How does the calculator handle negative radii in polar coordinates?
In standard polar coordinates, a negative radius means the point is in the opposite direction of the angle. The calculator handles this by adding 180° to the angle and using the absolute value of the radius. For example, (r = -5, θ = 30°) is equivalent to (r = 5, θ = 210°). This maintains consistency with mathematical conventions.
What happens when I enter x = 0 and y = 0 for Cartesian to polar conversion?
When both x and y are zero, the radius r is zero, but the angle θ is undefined (as there's no unique direction from the origin to the origin). The calculator will display r = 0 and typically show θ as 0° or leave it blank, as the angle is mathematically undefined in this case. This is a special case that should be handled carefully in applications.
Can this calculator handle 3D coordinate conversions?
This particular calculator is designed for 2D conversions between Cartesian (x, y) and polar (r, θ) coordinates. For 3D conversions between Cartesian (x, y, z) and spherical (r, θ, φ) or cylindrical (r, θ, z) coordinates, you would need a different tool. The principles are similar but involve an additional dimension and angle.

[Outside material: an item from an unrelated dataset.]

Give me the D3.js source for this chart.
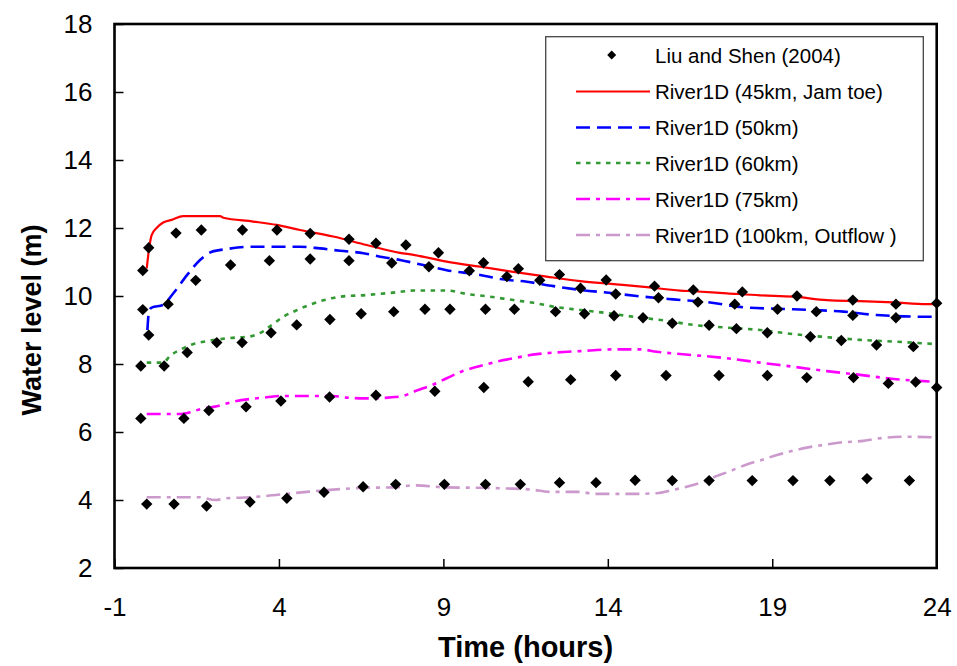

How accurate are the calculations?
The calculator uses JavaScript's built-in Math functions which provide double-precision floating-point accuracy (about 15-17 significant digits). For most practical applications, this is more than sufficient. However, for scientific applications requiring higher precision, specialized arbitrary-precision libraries would be needed.
Why does the angle sometimes appear as a negative value in the results?
The calculator returns angles in the range [-180°, 180°] by default, which is a common convention in mathematics and computer science. Negative angles indicate direction clockwise from the positive x-axis. You can always add 360° to a negative angle to get its positive equivalent (e.g., -45° is the same as 315°).